__SET PROBLEM__:
Look through the listing for the word "this". Copy each line that has it.

__Figure scripts__:

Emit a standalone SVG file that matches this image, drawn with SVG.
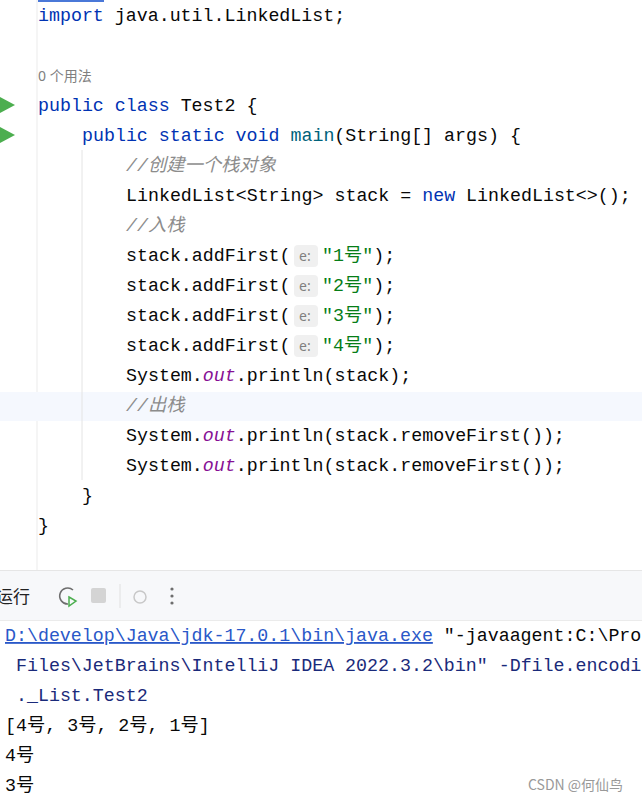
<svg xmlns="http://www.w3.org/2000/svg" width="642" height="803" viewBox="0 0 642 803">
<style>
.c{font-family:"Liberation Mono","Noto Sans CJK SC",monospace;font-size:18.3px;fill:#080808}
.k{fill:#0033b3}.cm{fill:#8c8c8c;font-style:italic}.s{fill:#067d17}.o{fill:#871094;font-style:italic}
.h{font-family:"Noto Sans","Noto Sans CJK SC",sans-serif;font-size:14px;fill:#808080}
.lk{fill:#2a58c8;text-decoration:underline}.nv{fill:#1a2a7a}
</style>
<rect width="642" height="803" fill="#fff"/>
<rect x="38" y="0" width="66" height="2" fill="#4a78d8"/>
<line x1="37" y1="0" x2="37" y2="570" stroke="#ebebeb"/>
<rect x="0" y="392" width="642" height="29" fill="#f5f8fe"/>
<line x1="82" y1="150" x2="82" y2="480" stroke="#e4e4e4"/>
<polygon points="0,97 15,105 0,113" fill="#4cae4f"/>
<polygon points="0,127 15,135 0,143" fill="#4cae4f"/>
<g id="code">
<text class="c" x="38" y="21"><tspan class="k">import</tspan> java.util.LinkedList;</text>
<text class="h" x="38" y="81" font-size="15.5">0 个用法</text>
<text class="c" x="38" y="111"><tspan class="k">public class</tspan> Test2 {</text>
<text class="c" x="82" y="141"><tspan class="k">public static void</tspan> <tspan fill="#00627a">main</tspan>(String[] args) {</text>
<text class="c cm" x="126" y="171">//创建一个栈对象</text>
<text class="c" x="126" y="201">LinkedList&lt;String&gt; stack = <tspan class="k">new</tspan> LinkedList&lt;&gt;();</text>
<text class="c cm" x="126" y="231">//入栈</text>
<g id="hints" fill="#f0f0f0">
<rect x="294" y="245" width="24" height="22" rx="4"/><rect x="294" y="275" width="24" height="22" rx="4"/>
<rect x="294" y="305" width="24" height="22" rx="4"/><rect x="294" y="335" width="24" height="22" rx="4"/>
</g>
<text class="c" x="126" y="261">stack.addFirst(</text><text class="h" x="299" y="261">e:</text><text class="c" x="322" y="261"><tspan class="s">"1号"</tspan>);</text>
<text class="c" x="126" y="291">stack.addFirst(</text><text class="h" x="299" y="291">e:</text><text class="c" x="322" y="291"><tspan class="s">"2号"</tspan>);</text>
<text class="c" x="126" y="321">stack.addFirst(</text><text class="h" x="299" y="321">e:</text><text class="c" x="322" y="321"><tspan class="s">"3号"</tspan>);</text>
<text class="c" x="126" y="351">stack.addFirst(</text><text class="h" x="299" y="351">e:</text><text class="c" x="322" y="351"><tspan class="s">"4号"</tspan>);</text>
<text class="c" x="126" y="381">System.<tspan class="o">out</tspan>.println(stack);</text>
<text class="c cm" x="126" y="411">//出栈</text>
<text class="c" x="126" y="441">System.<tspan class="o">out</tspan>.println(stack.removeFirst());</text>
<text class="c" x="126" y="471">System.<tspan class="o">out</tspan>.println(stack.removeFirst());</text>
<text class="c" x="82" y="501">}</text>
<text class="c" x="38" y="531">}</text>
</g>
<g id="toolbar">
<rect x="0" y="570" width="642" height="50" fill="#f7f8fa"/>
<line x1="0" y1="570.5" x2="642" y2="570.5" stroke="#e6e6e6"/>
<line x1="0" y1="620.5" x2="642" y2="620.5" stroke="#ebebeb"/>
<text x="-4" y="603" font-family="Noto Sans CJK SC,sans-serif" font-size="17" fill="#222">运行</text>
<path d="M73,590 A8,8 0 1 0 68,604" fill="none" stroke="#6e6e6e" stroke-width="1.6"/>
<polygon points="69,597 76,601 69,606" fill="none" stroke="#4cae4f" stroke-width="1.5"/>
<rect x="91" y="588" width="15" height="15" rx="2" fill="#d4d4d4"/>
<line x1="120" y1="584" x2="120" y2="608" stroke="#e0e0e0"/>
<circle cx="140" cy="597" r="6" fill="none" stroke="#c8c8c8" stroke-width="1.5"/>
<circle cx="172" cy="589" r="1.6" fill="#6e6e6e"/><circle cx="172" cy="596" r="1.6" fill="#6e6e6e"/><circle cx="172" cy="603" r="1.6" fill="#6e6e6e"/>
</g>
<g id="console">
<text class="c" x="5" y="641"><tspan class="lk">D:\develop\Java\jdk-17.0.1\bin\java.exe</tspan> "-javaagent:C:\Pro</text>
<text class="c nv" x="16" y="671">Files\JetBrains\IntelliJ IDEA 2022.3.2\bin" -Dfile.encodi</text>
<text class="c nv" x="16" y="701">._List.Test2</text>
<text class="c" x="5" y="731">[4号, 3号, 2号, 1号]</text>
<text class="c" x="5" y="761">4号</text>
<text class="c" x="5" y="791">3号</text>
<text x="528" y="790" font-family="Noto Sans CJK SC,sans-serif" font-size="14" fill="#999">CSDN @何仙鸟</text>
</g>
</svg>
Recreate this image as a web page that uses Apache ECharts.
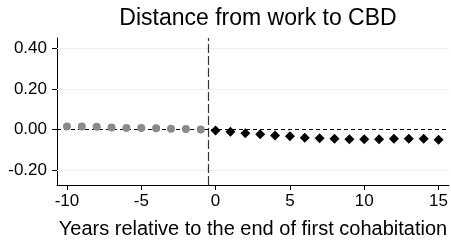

__REPLY TO THE TASK__:
Emit a standalone SVG file that matches this image, drawn with SVG.
Recreate this image as a web page that uses Apache ECharts.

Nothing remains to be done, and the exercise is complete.